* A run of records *
□ □ □ □ □ □ □

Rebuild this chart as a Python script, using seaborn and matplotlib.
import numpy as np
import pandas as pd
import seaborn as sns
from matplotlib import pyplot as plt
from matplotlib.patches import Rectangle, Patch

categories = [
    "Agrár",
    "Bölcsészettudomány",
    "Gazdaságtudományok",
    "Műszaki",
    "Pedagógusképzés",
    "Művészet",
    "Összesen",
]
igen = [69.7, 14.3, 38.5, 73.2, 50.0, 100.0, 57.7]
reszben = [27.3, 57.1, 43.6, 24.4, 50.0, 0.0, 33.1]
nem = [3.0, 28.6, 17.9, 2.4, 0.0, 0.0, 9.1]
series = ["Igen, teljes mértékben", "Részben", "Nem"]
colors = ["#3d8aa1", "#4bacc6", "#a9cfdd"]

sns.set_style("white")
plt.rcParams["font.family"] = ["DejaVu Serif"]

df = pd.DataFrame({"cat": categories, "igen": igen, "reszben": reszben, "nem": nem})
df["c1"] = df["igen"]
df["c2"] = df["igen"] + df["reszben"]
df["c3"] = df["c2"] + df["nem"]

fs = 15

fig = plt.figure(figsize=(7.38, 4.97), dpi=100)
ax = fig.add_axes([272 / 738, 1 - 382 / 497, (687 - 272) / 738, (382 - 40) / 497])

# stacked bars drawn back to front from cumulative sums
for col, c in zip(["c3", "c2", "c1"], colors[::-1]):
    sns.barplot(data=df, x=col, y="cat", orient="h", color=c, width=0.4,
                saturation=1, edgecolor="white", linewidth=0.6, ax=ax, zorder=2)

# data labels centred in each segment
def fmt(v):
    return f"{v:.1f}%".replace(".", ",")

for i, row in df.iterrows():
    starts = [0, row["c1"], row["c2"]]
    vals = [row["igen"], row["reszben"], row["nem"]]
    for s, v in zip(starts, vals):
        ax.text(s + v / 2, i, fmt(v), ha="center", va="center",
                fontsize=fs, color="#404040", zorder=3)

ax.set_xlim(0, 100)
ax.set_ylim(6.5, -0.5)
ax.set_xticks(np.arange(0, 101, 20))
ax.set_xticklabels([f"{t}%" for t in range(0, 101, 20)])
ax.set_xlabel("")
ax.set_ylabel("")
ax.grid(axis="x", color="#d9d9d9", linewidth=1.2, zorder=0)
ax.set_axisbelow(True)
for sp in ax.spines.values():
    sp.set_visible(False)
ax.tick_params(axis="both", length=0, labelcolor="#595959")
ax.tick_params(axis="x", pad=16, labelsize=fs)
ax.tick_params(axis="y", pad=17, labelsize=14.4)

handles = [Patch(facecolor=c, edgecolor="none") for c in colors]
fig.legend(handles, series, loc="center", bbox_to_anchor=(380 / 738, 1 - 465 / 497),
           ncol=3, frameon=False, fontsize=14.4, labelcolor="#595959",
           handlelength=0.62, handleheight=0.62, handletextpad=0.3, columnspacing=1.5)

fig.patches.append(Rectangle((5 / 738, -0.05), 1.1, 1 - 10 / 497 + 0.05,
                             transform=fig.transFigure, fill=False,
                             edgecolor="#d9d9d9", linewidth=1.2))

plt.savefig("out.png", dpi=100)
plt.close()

□ □ □ □ □ □ □

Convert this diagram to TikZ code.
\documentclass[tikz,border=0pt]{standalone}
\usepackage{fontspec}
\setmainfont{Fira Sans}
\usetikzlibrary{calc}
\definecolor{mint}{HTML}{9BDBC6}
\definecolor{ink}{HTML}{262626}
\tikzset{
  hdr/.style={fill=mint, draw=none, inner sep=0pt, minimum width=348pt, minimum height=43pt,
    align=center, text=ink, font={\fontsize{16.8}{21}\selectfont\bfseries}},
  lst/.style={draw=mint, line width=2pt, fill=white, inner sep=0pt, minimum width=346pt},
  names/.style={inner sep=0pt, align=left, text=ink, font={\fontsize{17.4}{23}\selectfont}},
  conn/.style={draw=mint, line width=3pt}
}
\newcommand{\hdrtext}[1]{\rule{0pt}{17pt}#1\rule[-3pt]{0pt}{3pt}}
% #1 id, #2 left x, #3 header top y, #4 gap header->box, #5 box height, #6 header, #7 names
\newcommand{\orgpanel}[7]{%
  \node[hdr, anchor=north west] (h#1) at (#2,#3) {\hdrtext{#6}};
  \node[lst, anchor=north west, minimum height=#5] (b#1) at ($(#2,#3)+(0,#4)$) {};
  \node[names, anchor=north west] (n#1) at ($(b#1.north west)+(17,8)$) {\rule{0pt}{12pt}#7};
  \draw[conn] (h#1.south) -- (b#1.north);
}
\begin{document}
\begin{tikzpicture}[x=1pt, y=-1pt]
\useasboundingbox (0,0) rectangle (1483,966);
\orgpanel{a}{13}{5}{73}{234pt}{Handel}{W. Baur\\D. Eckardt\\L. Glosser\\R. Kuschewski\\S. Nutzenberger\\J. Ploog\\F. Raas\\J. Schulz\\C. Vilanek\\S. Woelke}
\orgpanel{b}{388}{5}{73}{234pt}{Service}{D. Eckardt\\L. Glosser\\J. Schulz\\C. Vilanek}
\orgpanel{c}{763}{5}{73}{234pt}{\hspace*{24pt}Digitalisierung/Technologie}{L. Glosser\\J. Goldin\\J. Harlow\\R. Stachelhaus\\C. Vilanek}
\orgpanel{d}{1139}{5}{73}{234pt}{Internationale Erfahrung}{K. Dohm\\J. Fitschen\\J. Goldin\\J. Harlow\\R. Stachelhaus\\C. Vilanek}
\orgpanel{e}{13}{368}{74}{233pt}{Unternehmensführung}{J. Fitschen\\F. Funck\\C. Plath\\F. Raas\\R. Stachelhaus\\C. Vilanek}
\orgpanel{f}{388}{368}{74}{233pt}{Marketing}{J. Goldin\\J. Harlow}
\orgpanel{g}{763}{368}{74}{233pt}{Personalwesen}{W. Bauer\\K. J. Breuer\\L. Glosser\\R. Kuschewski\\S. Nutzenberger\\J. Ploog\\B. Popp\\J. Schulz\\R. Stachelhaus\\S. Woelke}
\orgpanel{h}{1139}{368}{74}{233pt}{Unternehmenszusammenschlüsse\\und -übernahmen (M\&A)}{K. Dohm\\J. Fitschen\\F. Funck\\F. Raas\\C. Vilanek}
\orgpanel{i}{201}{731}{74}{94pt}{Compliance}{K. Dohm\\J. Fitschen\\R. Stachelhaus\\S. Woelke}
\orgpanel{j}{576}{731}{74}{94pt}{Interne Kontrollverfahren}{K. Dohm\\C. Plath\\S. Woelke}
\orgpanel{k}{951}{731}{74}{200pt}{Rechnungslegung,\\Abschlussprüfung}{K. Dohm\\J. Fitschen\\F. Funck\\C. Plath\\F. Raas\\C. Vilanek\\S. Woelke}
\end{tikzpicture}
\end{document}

□ □ □ □ □ □ □

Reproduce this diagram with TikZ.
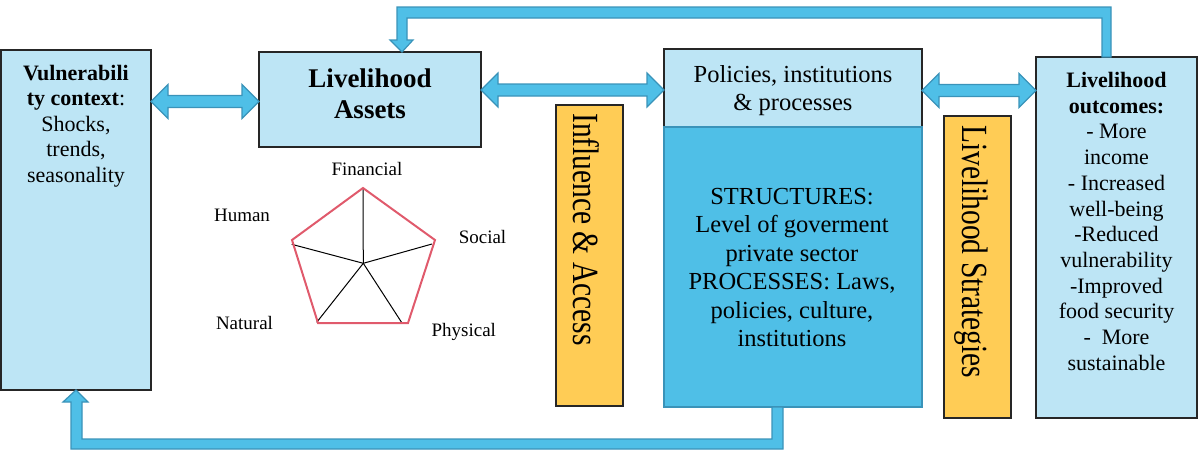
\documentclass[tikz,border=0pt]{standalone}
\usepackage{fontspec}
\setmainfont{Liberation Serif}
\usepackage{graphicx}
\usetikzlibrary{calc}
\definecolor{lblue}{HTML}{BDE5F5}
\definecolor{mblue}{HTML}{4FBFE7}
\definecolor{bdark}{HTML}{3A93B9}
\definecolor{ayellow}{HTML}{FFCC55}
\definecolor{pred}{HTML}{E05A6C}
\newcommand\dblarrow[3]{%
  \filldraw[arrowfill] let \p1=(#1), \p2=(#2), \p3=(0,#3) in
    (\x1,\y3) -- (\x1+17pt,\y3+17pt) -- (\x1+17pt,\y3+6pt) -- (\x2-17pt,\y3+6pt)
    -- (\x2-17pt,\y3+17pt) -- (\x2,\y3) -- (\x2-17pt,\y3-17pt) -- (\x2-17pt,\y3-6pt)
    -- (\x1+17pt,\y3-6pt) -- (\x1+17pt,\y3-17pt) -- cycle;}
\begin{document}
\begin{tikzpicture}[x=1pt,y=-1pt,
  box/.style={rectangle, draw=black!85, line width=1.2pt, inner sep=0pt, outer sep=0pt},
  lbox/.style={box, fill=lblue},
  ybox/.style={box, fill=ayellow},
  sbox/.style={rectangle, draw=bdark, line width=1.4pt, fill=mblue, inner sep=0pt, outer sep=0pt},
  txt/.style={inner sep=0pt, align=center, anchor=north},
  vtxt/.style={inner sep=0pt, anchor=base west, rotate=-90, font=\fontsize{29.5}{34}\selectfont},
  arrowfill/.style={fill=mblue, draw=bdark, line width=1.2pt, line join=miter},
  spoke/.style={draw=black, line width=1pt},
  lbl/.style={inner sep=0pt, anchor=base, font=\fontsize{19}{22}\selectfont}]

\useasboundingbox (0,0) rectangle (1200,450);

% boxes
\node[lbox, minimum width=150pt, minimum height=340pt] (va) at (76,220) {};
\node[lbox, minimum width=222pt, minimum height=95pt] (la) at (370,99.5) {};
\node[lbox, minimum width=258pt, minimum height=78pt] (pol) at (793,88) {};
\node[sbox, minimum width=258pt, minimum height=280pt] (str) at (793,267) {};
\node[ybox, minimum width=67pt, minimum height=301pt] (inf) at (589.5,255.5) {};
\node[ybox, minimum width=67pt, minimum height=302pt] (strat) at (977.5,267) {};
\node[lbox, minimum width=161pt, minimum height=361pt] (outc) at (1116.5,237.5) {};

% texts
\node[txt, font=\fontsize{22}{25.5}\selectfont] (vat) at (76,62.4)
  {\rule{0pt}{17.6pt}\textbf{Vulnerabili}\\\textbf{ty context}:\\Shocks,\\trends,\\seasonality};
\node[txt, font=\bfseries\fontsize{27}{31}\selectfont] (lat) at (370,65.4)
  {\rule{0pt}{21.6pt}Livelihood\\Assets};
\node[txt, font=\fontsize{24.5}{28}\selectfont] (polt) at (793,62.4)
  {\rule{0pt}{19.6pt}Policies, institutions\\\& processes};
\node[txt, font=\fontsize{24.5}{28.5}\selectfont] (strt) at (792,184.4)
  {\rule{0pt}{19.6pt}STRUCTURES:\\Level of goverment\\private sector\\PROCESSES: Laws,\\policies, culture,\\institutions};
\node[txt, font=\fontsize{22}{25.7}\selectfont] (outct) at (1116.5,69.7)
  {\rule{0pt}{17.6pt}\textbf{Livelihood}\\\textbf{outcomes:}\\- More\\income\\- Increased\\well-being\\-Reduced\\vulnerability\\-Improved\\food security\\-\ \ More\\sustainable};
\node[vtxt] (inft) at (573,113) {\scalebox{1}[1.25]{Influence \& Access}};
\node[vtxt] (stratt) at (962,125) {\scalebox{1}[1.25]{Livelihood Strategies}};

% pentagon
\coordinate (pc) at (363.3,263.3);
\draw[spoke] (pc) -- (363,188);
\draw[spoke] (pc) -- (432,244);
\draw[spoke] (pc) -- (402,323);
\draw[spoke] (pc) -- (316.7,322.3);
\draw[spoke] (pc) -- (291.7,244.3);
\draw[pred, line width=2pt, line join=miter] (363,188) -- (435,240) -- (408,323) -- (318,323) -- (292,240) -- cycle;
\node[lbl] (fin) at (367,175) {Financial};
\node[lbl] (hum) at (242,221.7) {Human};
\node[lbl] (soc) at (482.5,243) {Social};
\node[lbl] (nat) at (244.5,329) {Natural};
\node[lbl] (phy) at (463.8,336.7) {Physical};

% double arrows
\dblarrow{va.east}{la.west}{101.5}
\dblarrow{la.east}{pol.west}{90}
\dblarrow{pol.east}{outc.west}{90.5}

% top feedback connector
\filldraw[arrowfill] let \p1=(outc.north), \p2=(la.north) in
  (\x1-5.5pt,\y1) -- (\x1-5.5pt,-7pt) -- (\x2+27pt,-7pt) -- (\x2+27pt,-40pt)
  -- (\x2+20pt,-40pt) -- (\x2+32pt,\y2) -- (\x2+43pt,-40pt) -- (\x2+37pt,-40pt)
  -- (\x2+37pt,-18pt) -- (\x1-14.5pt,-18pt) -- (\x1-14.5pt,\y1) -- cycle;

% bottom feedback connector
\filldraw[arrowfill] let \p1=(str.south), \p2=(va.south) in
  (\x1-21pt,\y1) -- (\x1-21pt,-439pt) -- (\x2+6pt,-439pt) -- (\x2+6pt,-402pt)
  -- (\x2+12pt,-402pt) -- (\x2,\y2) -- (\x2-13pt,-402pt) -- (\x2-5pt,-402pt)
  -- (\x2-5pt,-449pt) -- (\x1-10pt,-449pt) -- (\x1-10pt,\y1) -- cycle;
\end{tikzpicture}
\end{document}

□ □ □ □ □ □ □

* EXERCISE INSTRUCTIONS *
Retype the records above, but only those lines that fall between the line containing "Rebuild this chart" and the line containing "from matplotlib.patches import", with both of those lines included, exactly as written.

* FULL SOLUTION *
Rebuild this chart as a Python script, using seaborn and matplotlib.
import numpy as np
import pandas as pd
import seaborn as sns
from matplotlib import pyplot as plt
from matplotlib.patches import Rectangle, Patch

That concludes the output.